Core content and career readiness are not mutually exclusive. Career readiness provides the context for which the core academic content is needed. To teach them separately robs our students of the opportunities to develop into career ready high school graduates with a clear plan in terms of both social, societal, and financial success.
Connecting Content to Careers Strategies:
Embed Career Awareness Activities in the Core Curriculum
A career ready student is able to connect the relationship between academic content, employability skills, and his or her post-secondary options. Whether it be language arts, math, science, art, or any other subject, a teacher should always build a lesson plan around the career readiness framework and facilitate opportunities for students to make connections.
- Elementary Career Awareness Lesson Plans
- Middle School Career Exploration Lesson Plans
- 8th Grade Career Exploration Lesson Plans
- High School Career Development Lesson Plans
- The Career Ready Practices
- Hour of Code through West Michigan Tech Talent (3rd- 5th Grade)
- Hour of Code through Code.org (All grades)

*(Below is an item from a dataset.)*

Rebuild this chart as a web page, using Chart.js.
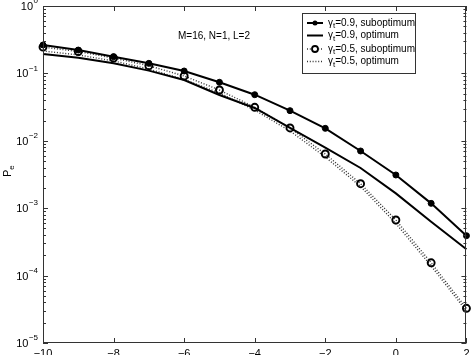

Focus on each Career Zone or Career Cluster in a Specific Grade and Link to Subject Matter
The Michigan Career Development Model outlines six career zones for K-6 students to explore for career awareness opportunities and the seventeen career clusters for 7-12th grade students to research for their career exploration and preparation experiences. Teachers are encouraged to find ways to naturally integrate these zones or clusters into their already existing curriculum.
Introduce College and Community-based Programs
College and community-based programs can provide students with opportunities to apply the content learned in the classroom beyond those walls. These programs often can expose students to non-traditional career choices when they see people like themselves participating in these related careers. Many of these programs take the academic content and connect it with the real-world skills and connections to help students value the importance of the learning. Below are a few examples of college or community-based programs in the Kent County area.

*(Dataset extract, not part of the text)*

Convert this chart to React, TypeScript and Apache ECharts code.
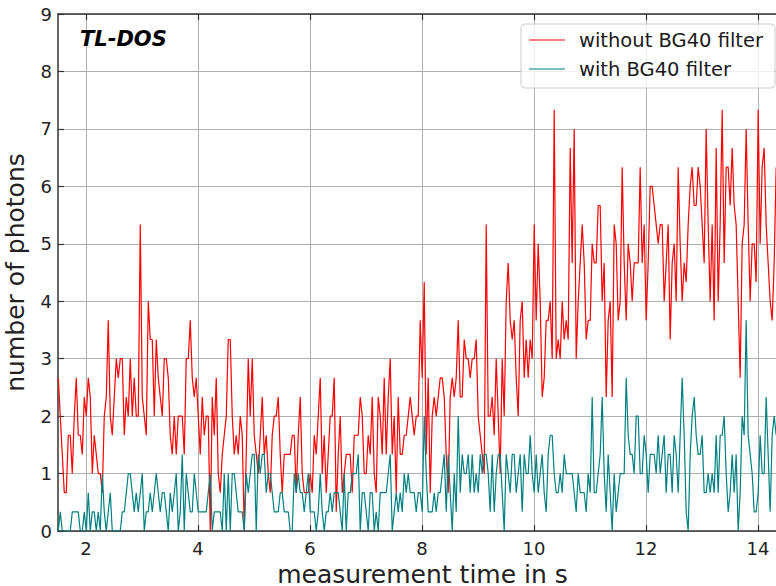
import React, { useEffect, useRef } from "react";
import * as echarts from "echarts";

// Photon counts per time bin, stored as sums over three consecutive samples
// (each point is plotted as the mean of its three samples).
const T0 = 1.505; // s, first bin
const DT = 1 / 28; // s, bin spacing

const withoutFilterSums = [
  // 1.5 s – 3.6 s
  8, 6, 4, 2, 2, 5, 5, 3, 6, 8, 5, 5, 4, 7, 6, 8, 7, 3, 5, 4, 3, 3, 2, 6, 7, 11, 6, 5, 7, 9,
  8, 9, 9, 5, 7, 6, 9, 6, 8, 6, 6, 16, 7, 6, 5, 12, 10, 10, 6, 10, 8, 7, 6, 9, 9, 8, 5, 4, 6, 4, 6,
  // 3.7 s – 5.8 s
  6, 6, 4, 9, 9, 11, 8, 7, 8, 6, 4, 7, 5, 6, 6, 0, 7, 5, 8, 3, 2, 4, 5, 6, 10, 10, 6, 4, 5, 4,
  6, 5, 0, 4, 9, 6, 9, 5, 4, 3, 5, 7, 4, 5, 3, 2, 5, 6, 6, 7, 4, 2, 4, 4, 4, 4, 5, 5, 2, 5, 7,
  // 5.9 s – 8.0 s
  3, 2, 2, 2, 3, 2, 5, 4, 6, 8, 3, 5, 2, 4, 6, 6, 8, 1, 4, 6, 2, 3, 4, 4, 4, 2, 5, 5, 5, 7,
  6, 3, 3, 5, 4, 7, 3, 2, 7, 6, 4, 8, 4, 7, 9, 4, 6, 2, 7, 4, 4, 5, 5, 6, 7, 6, 5, 6, 6, 11,
  // 8.0 s – 10.1 s
  8, 13, 4, 8, 2, 6, 7, 6, 7, 8, 8, 7, 4, 2, 7, 8, 7, 8, 11, 7, 7, 10, 9, 9, 8, 9, 9, 10, 6, 5,
  4, 3, 16, 6, 6, 7, 5, 9, 6, 3, 9, 6, 12, 14, 11, 10, 11, 8, 6, 11, 12, 8, 10, 8, 10, 9, 16, 11, 15, 12,
  // 10.2 s – 12.3 s
  7, 8, 11, 11, 12, 9, 22, 9, 10, 9, 12, 10, 11, 10, 20, 14, 21, 9, 12, 14, 16, 14, 10, 11, 11, 15, 14, 14, 17, 17,
  12, 14, 7, 11, 12, 7, 16, 15, 11, 12, 19, 14, 11, 15, 14, 12, 14, 14, 14, 19, 14, 16, 11, 14, 18, 18, 17, 16, 15, 16,
  // 12.3 s – 14.3 s
  16, 12, 14, 16, 10, 14, 15, 12, 19, 15, 12, 14, 13, 16, 18, 19, 17, 17, 19, 18, 16, 14, 21, 16, 12, 16, 11, 20, 12, 16,
  22, 14, 19, 19, 17, 20, 17, 16, 12, 8, 15, 16, 21, 16, 12, 15, 15, 13, 22, 15, 19, 20, 16, 14, 12, 11, 14, 19,
];

const withFilterSums = [
  // 1.5 s – 3.6 s
  0, 1, 0, 0, 0, 0, 0, 1, 1, 1, 1, 0, 0, 1, 0, 2, 0, 1, 1, 0, 1, 0, 3, 1, 0, 1, 2, 0, 0, 0,
  0, 0, 1, 1, 2, 3, 3, 2, 1, 2, 1, 2, 3, 0, 1, 1, 2, 1, 2, 3, 2, 1, 2, 2, 1, 0, 2, 1, 2, 3, 0,
  // 3.7 s – 5.8 s
  1, 4, 0, 3, 2, 1, 1, 3, 2, 1, 1, 1, 1, 1, 2, 3, 0, 1, 1, 1, 1, 0, 3, 0, 3, 0, 3, 3, 2, 1,
  1, 1, 0, 3, 2, 3, 4, 4, 0, 4, 3, 4, 4, 2, 3, 3, 2, 1, 1, 1, 2, 2, 1, 1, 1, 0, 0, 3, 2, 3, 2,
  // 5.9 s – 8.0 s
  2, 1, 2, 3, 1, 1, 1, 0, 1, 3, 1, 0, 1, 1, 2, 1, 2, 2, 2, 1, 0, 3, 0, 2, 2, 3, 3, 3, 4, 0,
  2, 2, 1, 0, 2, 2, 0, 1, 0, 2, 2, 2, 2, 3, 4, 0, 1, 2, 1, 2, 1, 3, 2, 3, 2, 2, 2, 1, 2, 2,
  // 8.0 s – 10.1 s
  1, 6, 3, 1, 1, 1, 2, 1, 2, 2, 3, 4, 1, 4, 2, 0, 3, 1, 6, 2, 4, 3, 3, 4, 2, 4, 2, 3, 2, 4,
  3, 4, 4, 3, 1, 4, 1, 3, 4, 4, 2, 0, 4, 3, 2, 4, 4, 2, 3, 4, 1, 4, 3, 3, 5, 3, 2, 4, 2, 3,
  // 10.2 s – 12.3 s
  4, 2, 1, 4, 5, 5, 3, 2, 2, 3, 2, 4, 3, 3, 3, 3, 2, 1, 3, 2, 2, 2, 1, 3, 2, 7, 2, 2, 3, 4,
  7, 3, 1, 4, 2, 0, 3, 1, 2, 3, 3, 3, 8, 5, 4, 4, 3, 6, 6, 3, 3, 5, 4, 2, 4, 4, 4, 3, 5, 3,
  // 12.3 s – 14.3 s
  4, 5, 2, 4, 4, 2, 5, 4, 2, 5, 8, 5, 1, 0, 4, 6, 7, 5, 4, 4, 5, 2, 2, 3, 2, 3, 2, 5, 2, 5,
  5, 6, 3, 1, 2, 4, 2, 4, 0, 2, 6, 5, 11, 5, 4, 3, 1, 1, 2, 5, 3, 3, 7, 4, 1, 5, 6, 5,
];

const SERIES_NAMES = ["without BG40 filter", "with BG40 filter"];
const SERIES_COLORS = ["#ff0000", "#008080"];
const X_TICKS = [2, 4, 6, 8, 10, 12, 14];
const X_MIN = 1.5;
const X_MAX = 14.52;
const Y_MIN = 0;
const Y_MAX = 9;
const TITLE = "TL-DOS";
const X_NAME = "measurement time in s";
const Y_NAME = "number of photons";

const FONT = "DejaVu Sans";
const SPINE = "#333333";
const GRID = "#b0b0b0";

function toPoints(sums: number[]): [number, number][] {
  return sums.map((s, i) => [T0 + i * DT, s / 3]);
}

export default function App() {
  const ref = useRef<HTMLDivElement>(null);

  useEffect(() => {
    if (!ref.current) return;
    const chart = echarts.init(ref.current, undefined, { renderer: "svg" });

    const spineLine = { show: true, onZero: false, lineStyle: { color: SPINE, width: 1.5 } };
    const tick = { show: true, inside: true, length: 6, lineStyle: { color: SPINE, width: 1.2 } };

    chart.setOption({
      animation: false,
      backgroundColor: "#ffffff",
      textStyle: { fontFamily: FONT },
      grid: {
        left: 58,
        top: 14,
        right: 0,
        bottom: 55,
        containLabel: false,
        outerBoundsMode: "none",
      },
      xAxis: [
        {
          type: "value",
          min: X_MIN,
          max: X_MAX,
          position: "bottom",
          axisLine: spineLine,
          axisTick: { ...tick, customValues: X_TICKS },
          axisLabel: { customValues: X_TICKS, fontSize: 18, color: "#222", margin: 8, fontFamily: FONT },
          splitLine: { show: true, lineStyle: { color: GRID, width: 1 } },
          name: X_NAME,
          nameLocation: "middle",
          nameGap: 33,
          nameTextStyle: { fontSize: 25, lineHeight: 20, color: "#222", fontFamily: FONT },
        },
        {
          type: "value",
          min: X_MIN,
          max: X_MAX,
          position: "top",
          axisLine: spineLine,
          axisTick: { ...tick, customValues: X_TICKS },
          axisLabel: { show: false },
          splitLine: { show: false },
        },
      ],
      yAxis: [
        {
          type: "value",
          min: Y_MIN,
          max: Y_MAX,
          interval: 1,
          position: "left",
          axisLine: spineLine,
          axisTick: tick,
          axisLabel: { fontSize: 18, color: "#222", margin: 6, fontFamily: FONT },
          splitLine: { show: true, lineStyle: { color: GRID, width: 1 } },
          name: Y_NAME,
          nameLocation: "middle",
          nameGap: 30,
          nameRotate: 90,
          nameTextStyle: { fontSize: 25, color: "#222", fontFamily: FONT },
        },
      ],
      series: [withoutFilterSums, withFilterSums].map((sums, k) => ({
        name: SERIES_NAMES[k],
        type: "line",
        xAxisIndex: 0,
        yAxisIndex: 0,
        data: toPoints(sums),
        symbol: "none",
        showSymbol: false,
        clip: true,
        lineStyle: { color: SERIES_COLORS[k], width: 1.2 },
        itemStyle: { color: SERIES_COLORS[k] },
        z: 3 + k,
      })),
      graphic: [
        {
          type: "text",
          x: 80,
          y: 39,
          z: 10,
          style: {
            text: TITLE,
            font: `italic bold 21px "${FONT}"`,
            fill: "#000",
            verticalAlign: "middle",
          },
        },
        {
          type: "rect",
          z: 10,
          shape: { x: 521, y: 24, width: 254, height: 64, r: 4 },
          style: { fill: "rgba(255,255,255,0.8)", stroke: "#cccccc", lineWidth: 1 },
        },
        ...SERIES_NAMES.flatMap((name, k) => [
          {
            type: "line",
            z: 11,
            shape: { x1: 529, y1: 40 + 29 * k, x2: 565, y2: 40 + 29 * k },
            style: { stroke: SERIES_COLORS[k], lineWidth: 1.2 },
          },
          {
            type: "text",
            z: 11,
            x: 579,
            y: 40 + 29 * k,
            style: {
              text: name,
              font: `19.5px "${FONT}"`,
              fill: "#1a1a1a",
              verticalAlign: "middle",
            },
          },
        ]),
      ],
    });

    return () => chart.dispose();
  }, []);

  return (
    <div style={{ position: "fixed", left: 0, top: 0, width: 776, height: 586, overflow: "hidden", background: "#fff" }}>
      <div ref={ref} style={{ width: 787, height: 586 }} />
    </div>
  );
}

- Girls Who Code (middle & high school girls)
- West Michigan Center for Arts & Technology (WMCAT)
- 4-H
- Scouts of America
- Junior Achievement
Participate in Leadership or Career and Technical Student Organizations
Listed below are numerous organizations that include students from multiple grade levels that promote positive character, skills and leadership development, as well as opportunities to apply the content they have learned in the classroom to real world applications.
- National Honor Society (NHS)
- FIRST in Michigan
- PreK - Upper Elementary: Lego League
- Middle School: Tech Challenge
- High School: FIRST Robotics
- National Website for FIRST
- Michigan Science Olympiad
- STARBASE
- Project Lead the Way
- Skills USA
- Future Health Professionals (HOSA)
- Family, Career and Community Leaders of America (FCCLA)
- DECA Inc. (DECA)
- Future Business Leaders of America - Phi Beta Lambda (FBLA-PBL)

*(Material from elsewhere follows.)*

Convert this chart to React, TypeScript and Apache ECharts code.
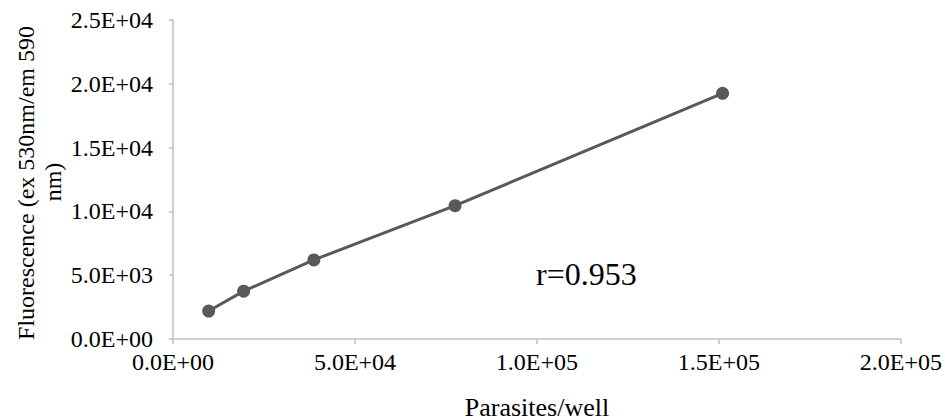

- Future Farmers of America (FFA) - More than just future farmers! Open to anyone interested in agriculture and leadership!
- Business Professionals of America (BPA)
- National Technical Honor Society
Career and Technical Education
Career and Technical Education (CTE) is the pure definition of connecting content to careers. CTE provides technical skills, academic skills, and employability skills, in addition to helping students to understand how the things they are learning apply to the needs of employers. Although CTE is generally an experience reserved for high school students, it is important to make sure that students in earlier grades (especially in middle school) are aware of the opportunities CTE can provide them as they develop their Educational Development Plans (EDPs).
Kent ISD provides CTE options for students within its service area in the form of both the Kent Career Technical Center (KCTC) and the Kent Transition Center (KTC).